Mitos e factos sobre a austeridade

Simon Wren-Lewis perdeu algum tempo a escrever uma série de posts sobre a percepção e a realidade da macroeconomia da austeridade. Ao todo são oito entradas, resumidas em Mediamacro myths. Num registo menos técnico, Paul Krugman escreveu no Guardian uma anatomia da política orçamental dos últimos cinco anos: The austerity delusion. Vale a pena ler os dois – e ter cuidado para distinguir os argumentos que valem para com acesso ao mercado dos argumentos que se aplicam a países como Portugal.

The story presented in much of the UK media is simple and intuitive. The previous government messed up: they spent too much, and it left the UK economy on the brink of financial meltdown. The coalition came to the rescue: clearing up the mess was tough at first, but now it is all coming good.

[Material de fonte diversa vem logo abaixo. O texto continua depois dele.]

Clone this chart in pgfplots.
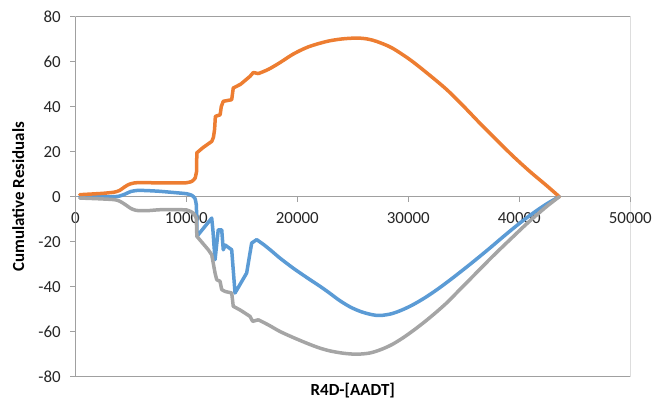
\documentclass[border=0pt]{standalone}
\usepackage{pgfplots}
\pgfplotsset{compat=1.18}
\usepackage{fontspec}
\setmainfont{Carlito}
\definecolor{xorange}{HTML}{ED7D31}
\definecolor{xblue}{HTML}{5B9BD5}
\definecolor{xgray}{HTML}{A5A5A5}
\definecolor{axgray}{HTML}{A0A0A0}
\begin{document}
\begin{tikzpicture}
\path[use as bounding box] (-75.3bp,-25.3bp) rectangle (580.7bp,376.7bp);
\begin{axis}[
  at={(0,0)}, anchor=south west,
  scale only axis, width=555bp, height=360bp,
  xmin=0, xmax=50000, ymin=-80, ymax=80,
  axis x line=middle, axis y line=left,
  hide obscured x ticks=false, hide obscured y ticks=false,
  axis line style={-, draw=axgray, line width=0.8bp},
  xtick={0,10000,20000,30000,40000,50000},
  ytick={-80,-60,-40,-20,0,20,40,60,80},
  tick align=outside, major tick length=5bp,
  tick style={draw=axgray, line width=0.8bp},
  scaled x ticks=false,
  /pgf/number format/1000 sep={},
  /pgf/number format/assume math mode=true,
  ticklabel style={font=\fontsize{17}{20}\selectfont, text=black!85},
  xticklabel style={yshift=-7bp},
  yticklabel style={xshift=-6bp},
  every axis x label/.style={at={(axis description cs:0.5,0)}, anchor=center, yshift=-14bp, font=\fontsize{17}{20}\selectfont\bfseries},
  every axis y label/.style={at={(axis description cs:-0.1027,0.5)}, anchor=center, rotate=90, font=\fontsize{17}{20}\selectfont\bfseries},
  xlabel={R4D-[AADT]},
  ylabel={Cumulative Residuals},
  every axis plot/.append style={line width=3.5bp, line join=round, line cap=round, no markers},
]
\draw[axgray, line width=0.8bp] (rel axis cs:0,0) rectangle (rel axis cs:1,1);
% blue
\addplot[xblue, smooth, tension=0.4] coordinates {
(400,0) (2000,-0.1) (3500,0) (4000,0.3) (4500,1.2) (5000,2.3) (5600,2.8) (6500,2.7) (7600,2.4) (9000,1.8) (10040,1.3) (10500,0.6) (10780,-0.8) (10900,-3.5)
};
\addplot[xblue] coordinates {
(10900,-3.5) (10950,-10) (10960,-17.6)
(12290,-9.5) (12400,-15) (12500,-22) (12590,-28) (12880,-14.7) (13190,-14.7) (13330,-23.6) (13500,-21.5) (14090,-23.6) (14390,-42.8)
(15440,-33.9) (15890,-20.6) (16340,-19.1)
};
\addplot[xblue, smooth, tension=0.5] coordinates {
(16340,-19.1) (17000,-21.4) (17700,-24.2) (18440,-27.3) (19640,-31.8) (21000,-36.4) (22040,-39.8) (22900,-42.8) (23800,-46.1) (24800,-49.1) (25800,-51.2) (26800,-52.5) (27500,-52.8) (28500,-52) (29500,-50.2) (30500,-47.8) (31500,-44.9) (32500,-41.6) (33500,-38) (34500,-34.2) (35500,-30.3) (36500,-26.3) (37500,-22.2) (38500,-18) (39500,-13.9) (40500,-10) (41500,-6.4) (42500,-3.1) (43600,0)
};
% orange
\addplot[xorange, smooth, tension=0.4] coordinates {
(400,0.9) (1500,1.2) (2500,1.5) (3500,2.0) (4000,2.8) (4400,4.2) (4800,5.4) (5300,6.1) (6000,6.3) (7600,6.1) (9000,6.1) (10000,6.2) (10500,6.8) (10800,8.2)
};
\addplot[xorange] coordinates {
(10800,8.2) (10920,11) (10950,19.5)
(11500,21.8) (12300,24.6) (12450,26.5) (12550,30) (12620,35.7) (13050,36.4) (13150,40) (13330,42.4) (14090,43.1) (14230,48.3) (14900,50) (15740,53.5) (16040,55.2) (16490,54.7)
};
\addplot[xorange, smooth, tension=0.5] coordinates {
(16490,54.7) (17400,56.6) (18440,59.6) (19640,63.4) (21000,66.6) (22650,69) (24000,70.1) (25350,70.5) (26300,70.1) (27150,69) (28500,66.2) (30150,60.9) (31800,54.5) (33460,47.6) (35000,40.1) (36460,32.6) (38000,25) (39460,17.9) (41000,11) (42470,4.9) (43600,0)
};
% gray
\addplot[xgray, smooth, tension=0.4] coordinates {
(400,-0.6) (2000,-0.9) (3500,-1.3) (4000,-2) (4500,-3.5) (5000,-5.2) (5500,-6.1) (6500,-6.2) (7600,-5.8) (9000,-5.8) (10040,-5.9) (10630,-7.3) (10900,-9.5)
};
\addplot[xgray] coordinates {
(10900,-9.5) (10950,-17.6)
(11980,-23.6) (12290,-25.8) (12590,-33.9) (12740,-36.9) (13040,-37.6) (13190,-41.3) (13490,-42.1) (14090,-42.8) (14230,-48.7) (14900,-50.5) (15740,-53.2) (15980,-55.4) (16490,-54.7)
};
\addplot[xgray, smooth, tension=0.5] coordinates {
(16490,-54.7) (17400,-57) (18440,-59.9) (19640,-62.6) (21000,-65.4) (22040,-67.3) (23000,-68.6) (24200,-69.6) (25350,-70) (26500,-69.5) (27500,-68) (28500,-65.8) (29500,-62.8) (30500,-59.3) (31500,-55.5) (32500,-51.4) (33500,-47) (34500,-42) (35500,-37) (36500,-32) (37500,-27) (38500,-22.2) (39500,-17.5) (40500,-12.8) (41500,-8.4) (42500,-4.2) (43600,0)
};
\end{axis}
\end{tikzpicture}
\end{document}
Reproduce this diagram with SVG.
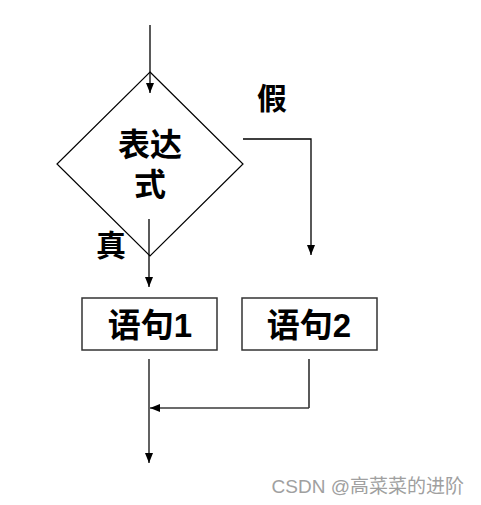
<svg xmlns="http://www.w3.org/2000/svg" width="481" height="505" viewBox="0 0 481 505">
<style>
.ln{fill:none;stroke:#000;stroke-width:1.3}
.lg{fill:none;stroke:#3a3a3a;stroke-width:1.6}
.bx{fill:#fff;stroke:#333;stroke-width:1.5}
.t{font-family:"Liberation Sans","Noto Sans CJK SC",sans-serif;font-weight:bold;fill:#000}
.wm{font-family:"Liberation Sans","Noto Sans CJK SC",sans-serif;fill:#a0a0a0;font-size:19px}
</style>
<defs>
<marker id="ah" viewBox="0 0 10 10" refX="10" refY="5" markerWidth="10" markerHeight="10" markerUnits="userSpaceOnUse" orient="auto">
<path d="M0,1 L10,5 L0,9 Z" fill="#000"/>
</marker>
</defs>
<rect width="481" height="505" fill="#fff"/>
<g id="decision">
<polygon points="150,72 243,164 150,256 57,164" fill="#fff" stroke="#000" stroke-width="1.2"/>
<text class="t" x="150" y="156" font-size="32" text-anchor="middle">表达</text>
<text class="t" x="150" y="196" font-size="32" text-anchor="middle">式</text>
</g>
<g id="stmt1">
<rect class="bx" x="82" y="298" width="135" height="52"/>
<text class="t" x="150" y="337" font-size="33" text-anchor="middle">语句1</text>
</g>
<g id="stmt2">
<rect class="bx" x="242" y="298" width="135" height="52"/>
<text class="t" x="309" y="337" font-size="33" text-anchor="middle">语句2</text>
</g>
<g id="labels">
<text class="t" x="272" y="109" font-size="30" text-anchor="middle">假</text>
<text class="t" x="111" y="256" font-size="30" text-anchor="middle">真</text>
</g>
<g id="connectors">
<line class="ln" x1="150" y1="25" x2="150" y2="93" marker-end="url(#ah)"/>
<polyline class="ln" points="243,139 311,139 311,255" marker-end="url(#ah)"/>
<line class="ln" x1="149" y1="219" x2="149" y2="287" marker-end="url(#ah)"/>
<line class="lg" x1="149" y1="359" x2="149" y2="463" marker-end="url(#ah)"/>
<line class="ln" x1="309" y1="359" x2="309" y2="408"/>
<line class="lg" x1="309" y1="408" x2="150" y2="408" marker-end="url(#ah)"/>
</g>
<text class="wm" x="464" y="493" text-anchor="end">CSDN @高菜菜的进阶</text>
</svg>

AIn previous posts I have shown that this is almost complete fiction. The increase in the government’s budget deficit under Labour was all about the recession, which in turn was created by the global financial crisis. There was no prospect of a UK financial crisis in 2010, which meant that austerity was not something the government was forced to undertake. Reducing the deficit could have been left until the recovery was secure (and crucially interest rates had risen above their lower bound), but the coalition chose to do otherwise. As a result they delayed the recovery by three years, at great cost. Even since 2013 we have simply seen a return to normal growth rates: there has been no catching up of lost ground. In that sense growth under the coalition hardly deserves the term recovery, and we have seen an unprecedented lack of growth in living standards. Productivity growth has been non-existent, yet the government has feted the employment growth that is its counterpart.